In December 2021, it was announced that South Africa's Quinton de Kock would miss at least the third Test of the tour due to him taking paternity leave. Anrich Nortje was ruled out of South Africa's squad for the Test series due to a hip injury. On 30 December 2021, Quinton de Kock announced his retirement from Test cricket with immediate effect, ruling him out of the second and third Tests. On 2 January 2022, Cricket South Africa announced a 17-member squad for the ODI series, with Marco Jansen receiving his maiden ODI call-up. Kagiso Rabada was released from South Africa's ODI squad to manage his workload, with George Linde being retained from their Test squad for the ODI series.
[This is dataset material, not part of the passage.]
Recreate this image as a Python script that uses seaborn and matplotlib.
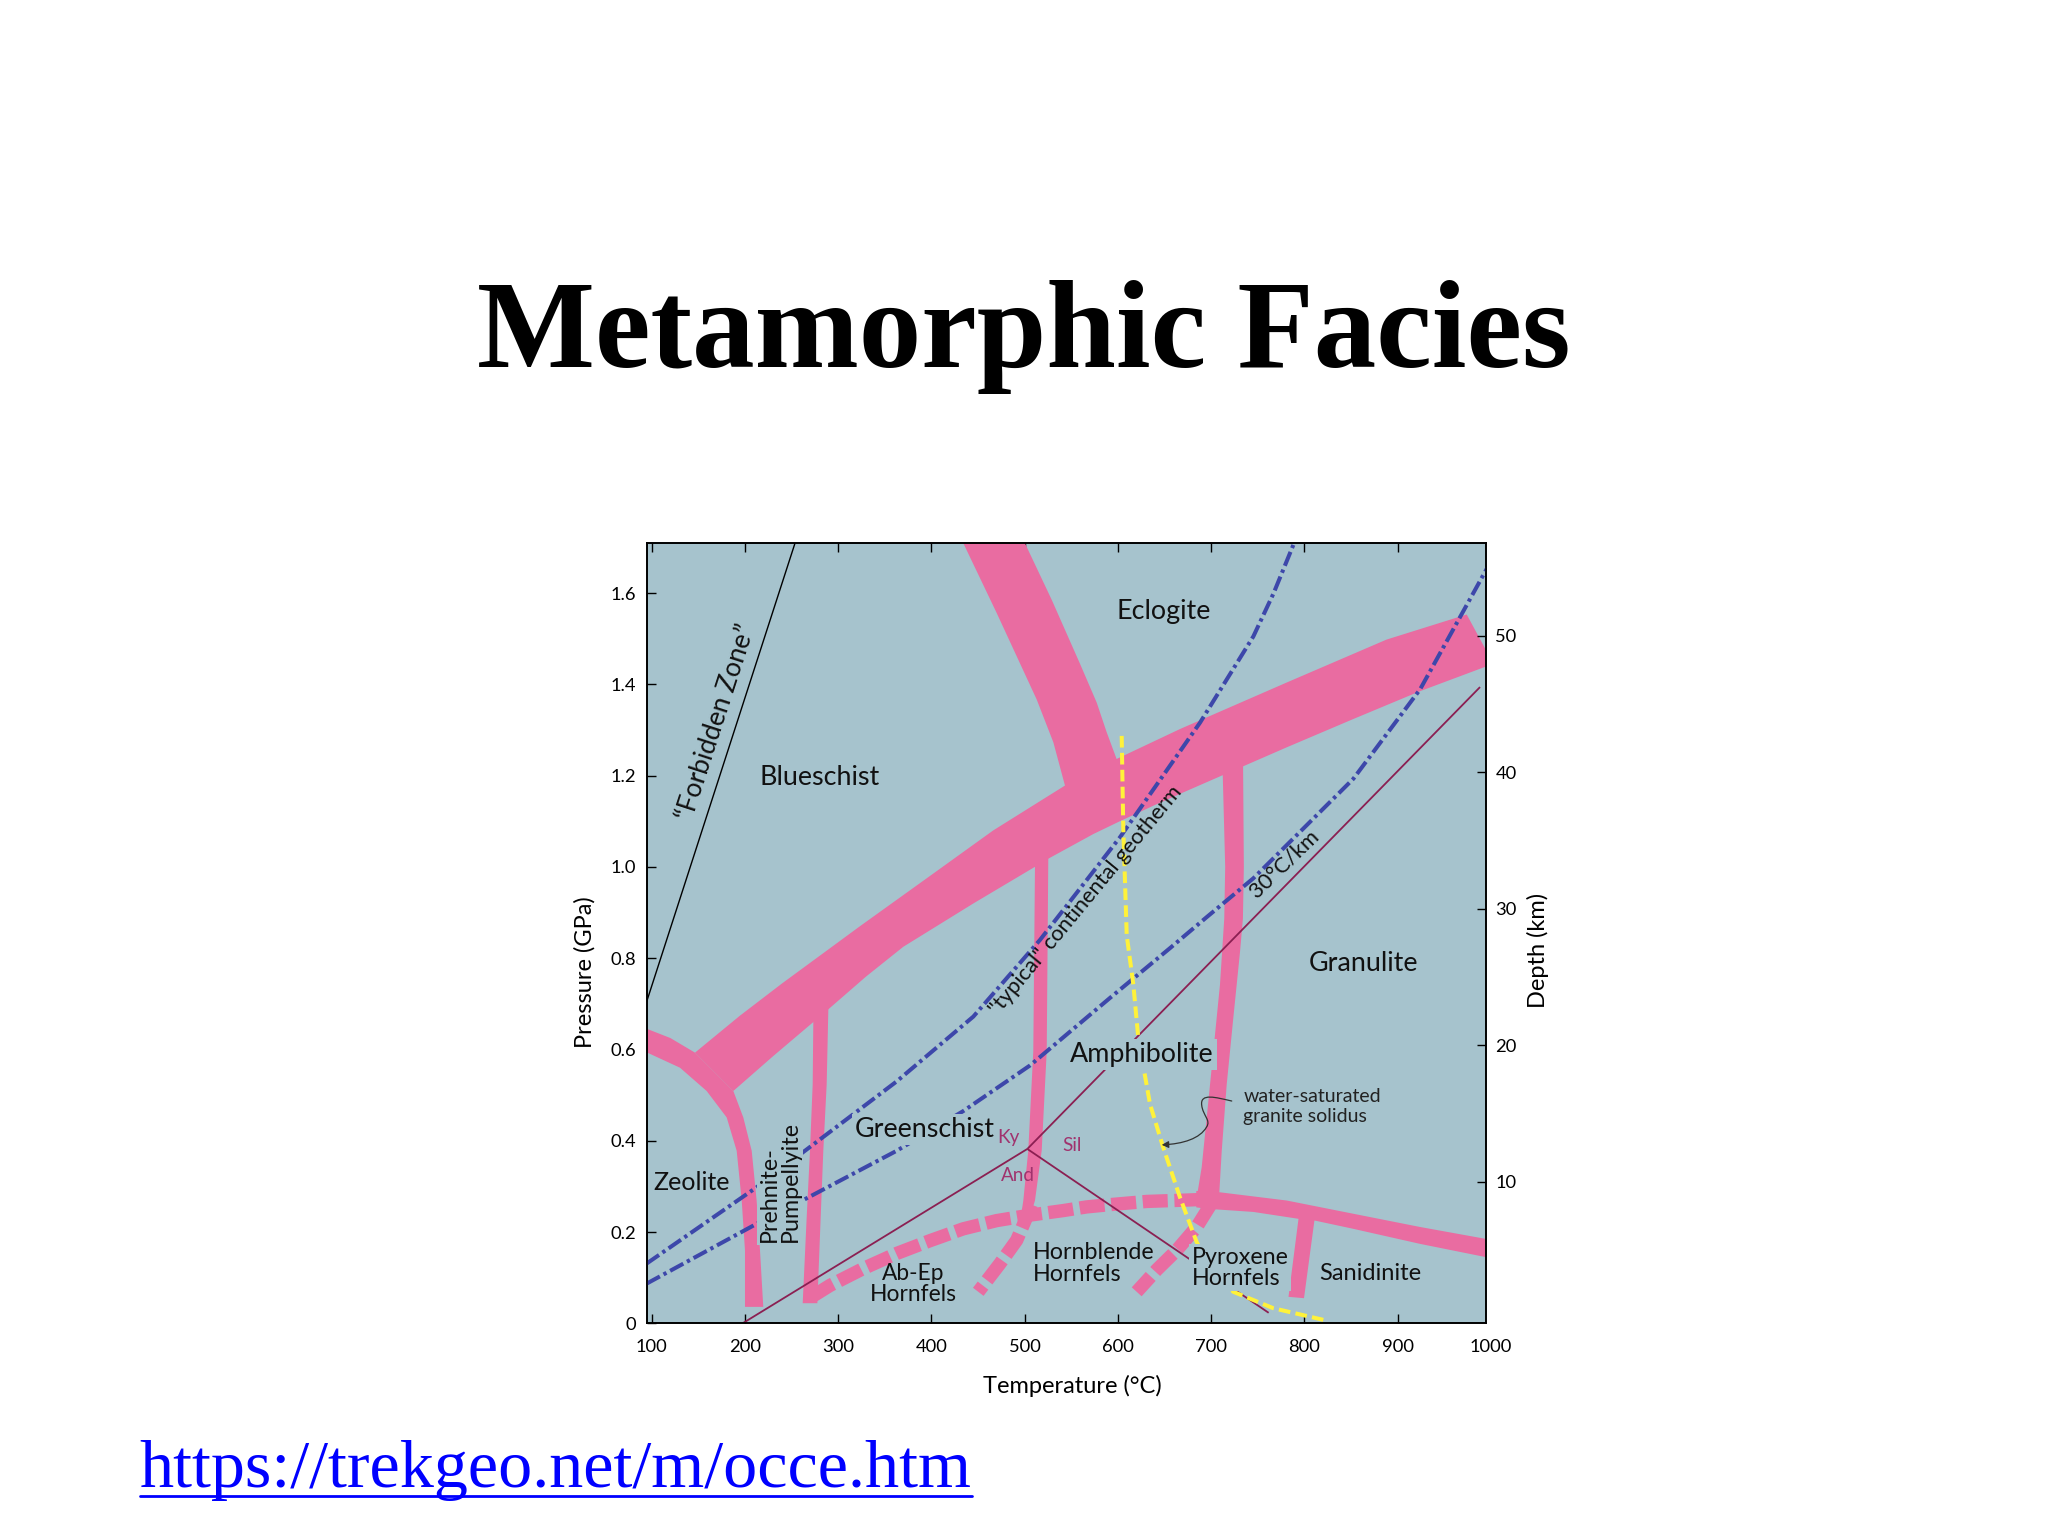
import matplotlib
matplotlib.use("Agg")
import matplotlib.pyplot as plt
import matplotlib.transforms as mtransforms
from matplotlib.path import Path
from matplotlib.patches import FancyArrowPatch
from matplotlib.lines import Line2D
import seaborn as sns

# ---------------- data (T in degC, P in GPa) ----------------
# Eclogite / Blueschist boundary band
B1_T = [430, 434.2, 470, 512.8, 530.7, 543.2, 560, 610, 598.6, 587.9, 577.2, 559.3, 529, 500.3, 499]
B1_P = [1.75, 1.709, 1.556, 1.367, 1.273, 1.178, 1.12, 1.20, 1.236, 1.295, 1.36, 1.445, 1.585, 1.709, 1.75]
# main diagonal band (upper edge left->right, then lower edge right->left)
B2_UP_T = [146.4, 194.6, 240, 290, 323.3, 394.9, 466.3, 543, 595, 666.5, 781, 888, 974]
B2_UP_P = [0.593, 0.674, 0.745, 0.82, 0.87, 0.975, 1.08, 1.178, 1.233, 1.302, 1.404, 1.498, 1.553]
B2_LO_T = [996, 996, 924, 852.4, 781, 732.7, 711.3, 666.5, 637.9, 602, 573.6, 525.3, 509.2,
           445, 369.8, 330, 289.4, 273.3, 230, 187.5]
B2_LO_P = [1.47, 1.44, 1.385, 1.324, 1.262, 1.219, 1.2, 1.16, 1.134, 1.1, 1.072, 1.018, 0.998,
           0.92, 0.825, 0.76, 0.688, 0.66, 0.585, 0.509]
# Zeolite boundary band
B3_T = [90, 120, 146.4, 187.5, 198.2, 207.2, 212.5, 216.1, 219.6, 200, 200, 196.5, 191.1, 180.4, 158.9, 130.3, 90]
B3_P = [0.649, 0.625, 0.593, 0.509, 0.451, 0.378, 0.269, 0.16, 0.036, 0.036, 0.16, 0.269, 0.378, 0.451, 0.509, 0.56, 0.598]
# Prehnite-Pumpellyite / Greenschist band
B4_T = [275, 273.3, 272.6, 269.7, 266.2, 261.9, 277.6, 281.2, 284, 287.6, 289.4, 291]
B4_P = [0.72, 0.66, 0.523, 0.378, 0.233, 0.044, 0.044, 0.233, 0.378, 0.523, 0.688, 0.74]
# Greenschist / Amphibolite band
B5_T = [511, 511, 509.2, 503.8, 498.5, 496, 506, 511, 518.2, 523.6, 525.3, 526]
B5_P = [1.06, 1.0, 0.596, 0.378, 0.269, 0.235, 0.235, 0.269, 0.378, 0.596, 1.022, 1.06]
# Amphibolite / Granulite band
B6_T = [712, 715, 714, 709.4, 702.3, 695.2, 689.8, 684.5, 684, 706, 708.7, 711.3, 716.6, 723.7, 730.9, 734, 735, 734]
B6_P = [1.23, 1.0, 0.887, 0.742, 0.596, 0.451, 0.342, 0.276, 0.26, 0.26, 0.287, 0.378, 0.523, 0.669, 0.814, 0.887, 1.0, 1.27]
# Hornfels / Granulite band (solid part)
B7_T = [684, 709.4, 781, 852.4, 924, 997, 997, 924, 852.4, 811.3, 793.4, 745.2, 695.1, 684]
B7_P = [0.29, 0.287, 0.269, 0.24, 0.211, 0.184, 0.144, 0.174, 0.207, 0.225, 0.229, 0.244, 0.251, 0.254]
# Pyroxene hornfels / Sanidinite band
B8_T = [794, 782.9, 799.5, 811]
B8_P = [0.235, 0.058, 0.055, 0.23]
# dashed facies boundaries (centre lines)
ABEP_T = [271.5, 291.2, 326.9, 362.7, 398.4, 434.1, 469.9, 505.7, 541.4, 566.5, 591.5, 630.8, 673.7, 686]
ABEP_P = [0.058, 0.083, 0.12, 0.153, 0.181, 0.207, 0.225, 0.237, 0.247, 0.255, 0.26, 0.267, 0.27, 0.271]
HBL_T = [507, 502.1, 491.4, 473.5, 450.2]
HBL_P = [0.26, 0.233, 0.182, 0.131, 0.069]
PYX_T = [700, 684.4, 663, 641.5, 620.1]
PYX_P = [0.262, 0.211, 0.16, 0.117, 0.069]
# geotherms
GEO_T = [94.6, 212.5, 309, 362.7, 444.9, 516.4, 602.2, 688, 745.2, 767, 790]
GEO_P = [0.131, 0.298, 0.447, 0.53, 0.672, 0.84, 1.065, 1.316, 1.505, 1.6, 1.715]
G30_T = [94.6, 212.5, 262.5, 362.7, 434.1, 505.7, 591.5, 655.8, 695.2, 745.2, 852.4, 924, 996]
G30_P = [0.087, 0.218, 0.27, 0.378, 0.465, 0.565, 0.713, 0.822, 0.89, 0.975, 1.193, 1.389, 1.655]
# Al2SiO5 triple point lines
ANDKY_T = [197.5, 502.8]
ANDKY_P = [0.0, 0.382]
KYSIL_T = [502.8, 988.3]
KYSIL_P = [0.382, 1.394]
ANDSIL_T = [502.8, 761.6]
ANDSIL_P = [0.382, 0.023]
# "forbidden zone" limit
FORB_T = [94.6, 253.6]
FORB_P = [0.705, 1.709]
# water-saturated granite solidus
SOL_T = [604, 605.7, 609.4, 616.5, 621.8, 634.4, 648.6, 666.5, 684.4, 700, 723.7, 766.6, 820.2]
SOL_P = [1.287, 1.084, 0.85, 0.742, 0.625, 0.48, 0.385, 0.276, 0.178, 0.12, 0.069, 0.033, 0.0076]

XTICKS = [100, 200, 300, 400, 500, 600, 700, 800, 900]
YTICKS = [0, 0.2, 0.4, 0.6, 0.8, 1.0, 1.2, 1.4, 1.6]
YTICKLABELS = ["0", "0.2", "0.4", "0.6", "0.8", "1.0", "1.2", "1.4", "1.6"]
DTICKS = [10, 20, 30, 40, 50]

BIG_LABELS = [("Eclogite", 648.6, 1.56), ("Blueschist", 280.4, 1.196),
              ("Granulite", 863.2, 0.789)]
BOXED_LABELS = [("Amphibolite", 625.4, 0.589), ("Greenschist", 393, 0.425)]
SMALL_LABELS = [("Ky", 482.4, 0.407), ("Sil", 550.4, 0.389), ("And", 493.1, 0.323)]

# ---------------- style ----------------
BG = "#A6C3CD"
PINK = "#E96CA1"
BLUE = "#3D47AA"
MAROON = "#8B1F52"
YELLOW = "#FFF23A"
LABC = "#A0336E"

sns.set_theme(style="ticks")
plt.rcParams["font.family"] = ["Lato", "DejaVu Sans"]
plt.rcParams["lines.scale_dashes"] = False

W, H = 2048, 1536
fig = plt.figure(figsize=(10.24, 7.68), dpi=200, facecolor="white")
ax = fig.add_axes([0.31577, 0.13848, 0.40982, 0.50781])
ax.set_facecolor(BG)

def band(T, P):
    ax.fill(T, P, color=PINK, lw=0, zorder=1)

band(B2_UP_T + B2_LO_T, B2_UP_P + B2_LO_P)
for T, P in [(B1_T, B1_P), (B3_T, B3_P), (B4_T, B4_P), (B5_T, B5_P),
             (B6_T, B6_P), (B7_T, B7_P), (B8_T, B8_P)]:
    band(T, P)

def line(T, P, color, lw, ls, z):
    sns.lineplot(x=T, y=P, sort=False, estimator=None, color=color,
                 linewidth=lw, linestyle=ls, ax=ax, zorder=z,
                 dash_capstyle="butt", solid_capstyle="butt")

pink_dash = (0, (9, 2.4))
line(ABEP_T, ABEP_P, PINK, 4.8, pink_dash, 1.5)
line(HBL_T, HBL_P, PINK, 4.8, pink_dash, 1.5)
line(PYX_T, PYX_P, PINK, 4.8, pink_dash, 1.5)

line(ANDKY_T, ANDKY_P, MAROON, 0.65, "-", 2)
line(KYSIL_T, KYSIL_P, MAROON, 0.65, "-", 2)
line(ANDSIL_T, ANDSIL_P, MAROON, 0.65, "-", 2)
line(FORB_T, FORB_P, "black", 0.5, "-", 2)

dashdot = (0, (5.4, 1.5, 1.2, 1.5))
line(GEO_T, GEO_P, BLUE, 1.45, dashdot, 3)
line(G30_T, G30_P, BLUE, 1.45, dashdot, 3)
line(SOL_T, SOL_P, YELLOW, 1.45, (0, (4.2, 1.9)), 3.5)

ax.set_xlim(94.6, 994.7)
ax.set_ylim(0, 1.709)

# ---------------- labels inside plot ----------------
boxkw = dict(boxstyle="square,pad=0.12", fc=BG, ec="none")
for s, t, p in BIG_LABELS:
    ax.text(t, p, s, ha="center", va="center", fontsize=9.7, color="#111111", zorder=5)
for s, t, p in BOXED_LABELS:
    ax.text(t, p, s, ha="center", va="center", fontsize=9.7, color="#111111",
            zorder=5, bbox=boxkw)
ax.text(142.8, 0.309, "Zeolite", ha="center", va="center", fontsize=9.0, color="#111111", zorder=5)
ax.text(870.3, 0.11, "Sanidinite", ha="center", va="center", fontsize=8.5, color="#111111", zorder=5)
ax.text(237.5, 0.311, "Prehnite-\nPumpellyite", rotation=90, ha="center", va="center",
        multialignment="left", linespacing=0.95, fontsize=8.4, color="#111111",
        zorder=5, bbox=boxkw)
ax.text(380.5, 0.087, "Ab-Ep\nHornfels", ha="center", va="center", multialignment="center",
        linespacing=1.0, fontsize=8.2, color="#111111", zorder=5)
ax.text(509.2, 0.131, "Hornblende\nHornfels", ha="left", va="center", multialignment="left",
        linespacing=1.05, fontsize=8.4, color="#111111", zorder=5)
ax.text(679, 0.122, "Pyroxene\nHornfels", ha="left", va="center", multialignment="left",
        linespacing=1.0, fontsize=8.4, color="#111111", zorder=5, bbox=boxkw)
for s, t, p in SMALL_LABELS:
    ax.text(t, p, s, ha="center", va="center", fontsize=6.8, color=LABC, zorder=5)
ax.text(734.4, 0.475, "water-saturated\ngranite solidus", ha="left", va="center",
        multialignment="left", linespacing=1.25, fontsize=7.0, color="#222222", zorder=5)
ax.text(169.6, 1.316, "\u201cForbidden Zone\u201d", rotation=72, rotation_mode="anchor",
        ha="center", va="center", fontsize=9.5, color="#111111", zorder=5)
ax.text(565.5, 0.927, "\"typical\" continental geotherm", rotation=50.5, rotation_mode="anchor",
        ha="center", va="center", fontsize=7.9, color="#111111", zorder=5)
ax.text(778, 1.007, "30\u00b0C/km", rotation=44, rotation_mode="anchor",
        ha="center", va="center", fontsize=7.9, color="#111111", zorder=5)

# arrow from label to solidus
verts = [(722, 0.487), (705, 0.495), (688, 0.505), (689.8, 0.478),
         (691, 0.455), (700, 0.445), (695, 0.43),
         (688, 0.405), (670, 0.393), (646.9, 0.391)]
codes = [Path.MOVETO] + [Path.CURVE4] * 9
arr = FancyArrowPatch(path=Path(verts, codes), arrowstyle="-|>", mutation_scale=5,
                      lw=0.45, color="#333333", zorder=5)
ax.add_patch(arr)

# ---------------- axes ----------------
ax.set_xticks(XTICKS, [str(v) for v in XTICKS])
ax.set_yticks(YTICKS, YTICKLABELS)
ax.tick_params(axis="x", which="both", direction="in", top=True, bottom=True,
               length=3.2, width=0.5, pad=5.5, labelsize=6.6, colors="black")
ax.tick_params(axis="y", which="both", direction="in", left=True, right=False,
               length=3.2, width=0.5, pad=3.8, labelsize=6.6, colors="black")
for sp in ax.spines.values():
    sp.set_visible(True)
    sp.set_linewidth(0.6)
    sp.set_color("black")
ax.text(1000, 0, "1000", transform=mtransforms.blended_transform_factory(ax.transData, ax.transAxes)
        + mtransforms.ScaledTranslation(0, -5.5 / 72, fig.dpi_scale_trans),
        ha="center", va="top", fontsize=6.6, color="black", clip_on=False)

ax.set_xlabel("Temperature (\u00b0C)", fontsize=8.5, color="black")
ax.xaxis.set_label_coords(0.507, -0.066)
ax.set_ylabel("Pressure (GPa)", fontsize=8.5, color="black")
ax.yaxis.set_label_coords(-0.061, 0.4508)

ax2 = ax.twinx()
ax2.set_ylim(-0.36, 56.79)
ax2.set_yticks(DTICKS, [str(v) for v in DTICKS])
ax2.tick_params(axis="y", direction="in", length=3.2, width=0.5, pad=3.4,
                labelsize=6.6, colors="black")
for sp in ax2.spines.values():
    sp.set_linewidth(0.6)
    sp.set_color("black")
ax2.set_ylabel("Depth (km)", fontsize=8.5, color="black")
ax2.yaxis.set_label_coords(1.0489, 0.4786)

# ---------------- title and link ----------------
fig.text(0.5, 1 - 366.7 / H, "Metamorphic Facies", ha="center", va="baseline",
         fontsize=45, fontweight="bold", family=["Liberation Serif", "DejaVu Serif"], color="black")
url = fig.text(139.6 / W, 1 - 1486.7 / H, "https://trekgeo.net/m/occe.htm", ha="left",
               va="baseline", fontsize=24.55, family=["Liberation Serif", "DejaVu Serif"], color="#0000FF")
renderer = fig.canvas.get_renderer()
bb = url.get_window_extent(renderer=renderer)
uy = (H - 1496) / H
fig.add_artist(Line2D([bb.x0 / W, bb.x1 / W], [uy, uy], transform=fig.transFigure,
                      color="#0000FF", linewidth=1.0))

fig.savefig("out.png", dpi=200, facecolor="white")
India also named Navdeep Saini, Saurabh Kumar, Deepak Chahar and Arzan Nagwaswalla as standby players in their Test squad. Rohit Sharma was ruled out of India's squad for the Test matches due to an injury, with Priyank Panchal named as his replacement. On 18 December 2021, KL Rahul was named as the vice-captain of India's Test squad for the series, replacing Rohit Sharma. Ahead of the tour, Rohit Sharma was named as the captain of India's ODI squad, replacing Virat Kohli. On 31 December 2021, India's ODI squad was announced with Rohit Sharma ruled out of the series. KL Rahul was named as the ODI captain for the series. Ahead of the ODI series, Washington Sundar was ruled out of India's squad following a positive test for COVID-19, with Jayant Yadav named as his replacement. Navdeep Saini was also added to India's ODI squad, as cover for Mohammed Siraj.